Honestly, py-spy is solid for sampling, but what actually saved us was switching to Memory Profiler with line_profiler running in our staging environment. Caught the leak in about 4 hours once we actually ran it. The thing is, we were so focused on model metrics that nobody was running memory checks on the inference loop itself.

What I'd do if I were you right now: Set up a CI/CD gate that runs memory_profiler on any code touching inference or model loading. We integrated it into our pre-merge checks using GitHub Actions—takes maybe 90 seconds per run. Also, get alerts set up on Lambda Labs or wherever you're running this. We use Datadog and set thresholds at 85% VRAM utilization. Anything higher and it pages the on-call person immediately.

The $40K figure scares me because I know exactly how fast that stacks up. Even just running py-spy in production for 15 minutes on a warm canary instance would've caught what you had. We now budget 2 hours of profiling time before any production inference deployment. Costs maybe $50 in compute. Saves the panic.

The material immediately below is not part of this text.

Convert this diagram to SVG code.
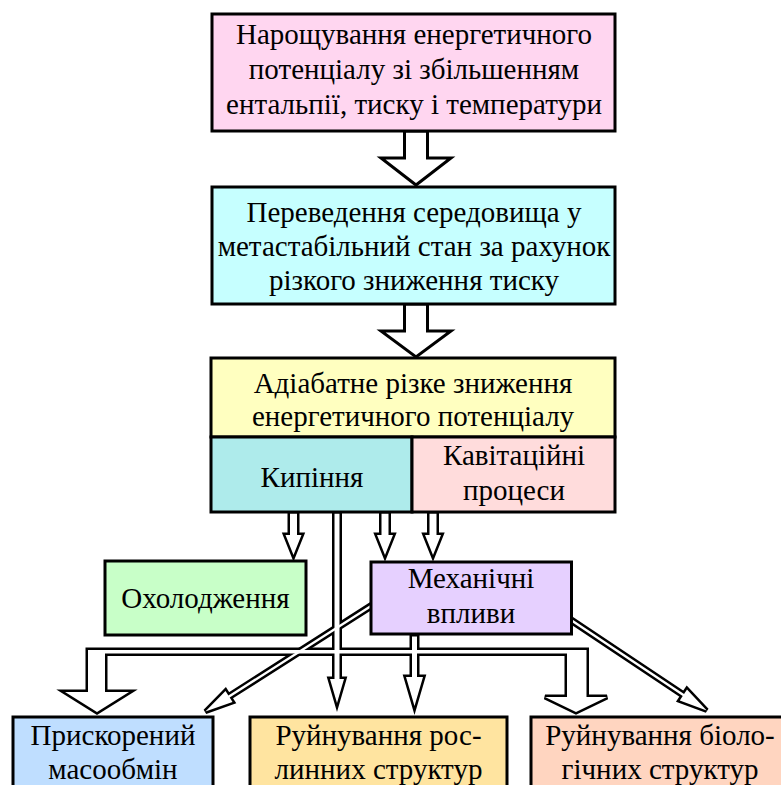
<svg xmlns="http://www.w3.org/2000/svg" xmlns:xlink="http://www.w3.org/1999/xlink" width="781" height="785" viewBox="0 0 781 785">
<style>
  .box { stroke:#000; stroke-width:3; }
  .t { font-family:"Liberation Serif","Times New Roman",serif; font-size:29px; fill:#000; text-anchor:middle; }
  .big { fill:#fff; stroke:#000; stroke-width:3; stroke-linejoin:miter; }
</style>
<defs>
  <polygon id="a1" points="290,513.5 297,513.5 297,535 301.5,535 293.5,555 285.5,535 290,535"/>
  <polygon id="a2" points="381.5,513.5 388.5,513.5 388.5,535 393,535 385,555 377,535 381.5,535"/>
  <polygon id="a3" points="429.5,513.5 436.5,513.5 436.5,535 441,535 433,555 425,535 429.5,535"/>
  <polygon id="kv" points="334.5,513.5 339.5,513.5 339.5,679 344,679 337,703 330,679 334.5,679"/>
  <polygon id="mv" points="412,636.5 417,636.5 417,677 423,677 414.5,706 406,677 412,677"/>
  <polygon id="band" points="88,650 586.5,650 586.5,697 607,697 576,712 545,697 567,697 567,653.5 105,653.5 105,692 129,692 97,712 65,692 88,692"/>
  <polygon id="dl" points="374.35,602.4 228.35,695.5 225.5,691 205.4,711.6 232.5,702 229.65,697.5 375.65,604.4"/>
  <polygon id="dr" points="568.66,617.1 684.06,694 687,689.6 706.7,710.5 679.8,700.4 682.74,696 567.34,619.1"/>
</defs>
<g id="connectors">
  <polygon class="big" points="404.5,131 427.5,131 427.5,158 451,158 416,185 381,158 404.5,158"/>
  <polygon class="big" points="404.5,304 427.5,304 427.5,331 451,331 416,357 381,331 404.5,331"/>
  <g fill="none" stroke="#000" stroke-width="5" stroke-linejoin="miter">
    <use xlink:href="#a1"/><use xlink:href="#a2"/><use xlink:href="#a3"/>
    <use xlink:href="#kv"/><use xlink:href="#mv"/><use xlink:href="#band"/>
    <use xlink:href="#dl"/><use xlink:href="#dr"/>
  </g>
  <g fill="#fff" stroke="none">
    <use xlink:href="#a1"/><use xlink:href="#a2"/><use xlink:href="#a3"/>
    <use xlink:href="#kv"/><use xlink:href="#mv"/><use xlink:href="#band"/>
    <use xlink:href="#dl"/><use xlink:href="#dr"/>
  </g>
</g>
<g id="n1">
  <rect class="box" x="212" y="14" width="403" height="117" fill="#FFD6F0"/>
  <text class="t" x="414" y="43.5">Нарощування енергетичного</text>
  <text class="t" x="414" y="79">потенціалу зі збільшенням</text>
  <text class="t" x="414" y="113.5">ентальпії, тиску і температури</text>
</g>
<g id="n2">
  <rect class="box" x="212" y="187" width="403" height="117" fill="#C6FFFF"/>
  <text class="t" x="414" y="222">Переведення середовища у</text>
  <text class="t" x="414" y="256">метастабільний стан за рахунок</text>
  <text class="t" x="414" y="290">різкого зниження тиску</text>
</g>
<g id="n3">
  <rect class="box" x="211" y="358" width="404" height="79" fill="#FFFFC0"/>
  <text class="t" x="413" y="393">Адіабатне різке зниження</text>
  <text class="t" x="413" y="426">енергетичного потенціалу</text>
</g>
<g id="n4">
  <rect class="box" x="211" y="437" width="201" height="75" fill="#AEEBEB"/>
  <text class="t" x="312" y="487">Кипіння</text>
</g>
<g id="n5">
  <rect class="box" x="412" y="437" width="203" height="75" fill="#FFDCDC"/>
  <text class="t" x="514" y="465">Кавітаційні</text>
  <text class="t" x="514" y="500">процеси</text>
</g>
<g id="n6">
  <rect class="box" x="105" y="561" width="201" height="74" fill="#C8FFC8"/>
  <text class="t" x="205.5" y="608">Охолодження</text>
</g>
<g id="n7">
  <rect class="box" x="371" y="562" width="200.5" height="72" fill="#E6D0FF"/>
  <text class="t" x="471" y="588">Механічні</text>
  <text class="t" x="471" y="623">впливи</text>
</g>
<g id="n8">
  <rect class="box" x="13" y="717" width="200" height="90" fill="#BFDEFF"/>
  <text class="t" x="113" y="745">Прискорений</text>
  <text class="t" x="113" y="779">масообмін</text>
</g>
<g id="n9">
  <rect class="box" x="250" y="717" width="257" height="90" fill="#FFE4A0"/>
  <text class="t" x="378.5" y="745">Руйнування рос-</text>
  <text class="t" x="378.5" y="779">линних структур</text>
</g>
<g id="n10">
  <rect class="box" x="531" y="717" width="270" height="90" fill="#FFD5C0"/>
  <text class="t" x="660" y="745">Руйнування біоло-</text>
  <text class="t" x="660" y="779">гічних структур</text>
</g>
</svg>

Did you end up finding where in the inference loop the leak was? I'm curious if it was tensor accumulation or garbage collection issues.

Mar 23

py-spy saved us too, but honestly Nvidia's nvidia-smi in a tight monitoring loop caught ours faster—watched VRAM creep up 2% per inference and found it in our tokenizer not releasing buffers.

Mar 23

py-spy saved us $30K last quarter when our fine-tuning job was silently nuking VRAM — honestly shocked more people don't just profile first.

Mar 23

py-spy saved us too, but honestly the real killer was just adding memory snapshots every N batches—caught ours in 4 hours instead of three days.

Mar 23

py-spy saved us too, but honestly we caught ours because our AWS bill suddenly looked like a phone number.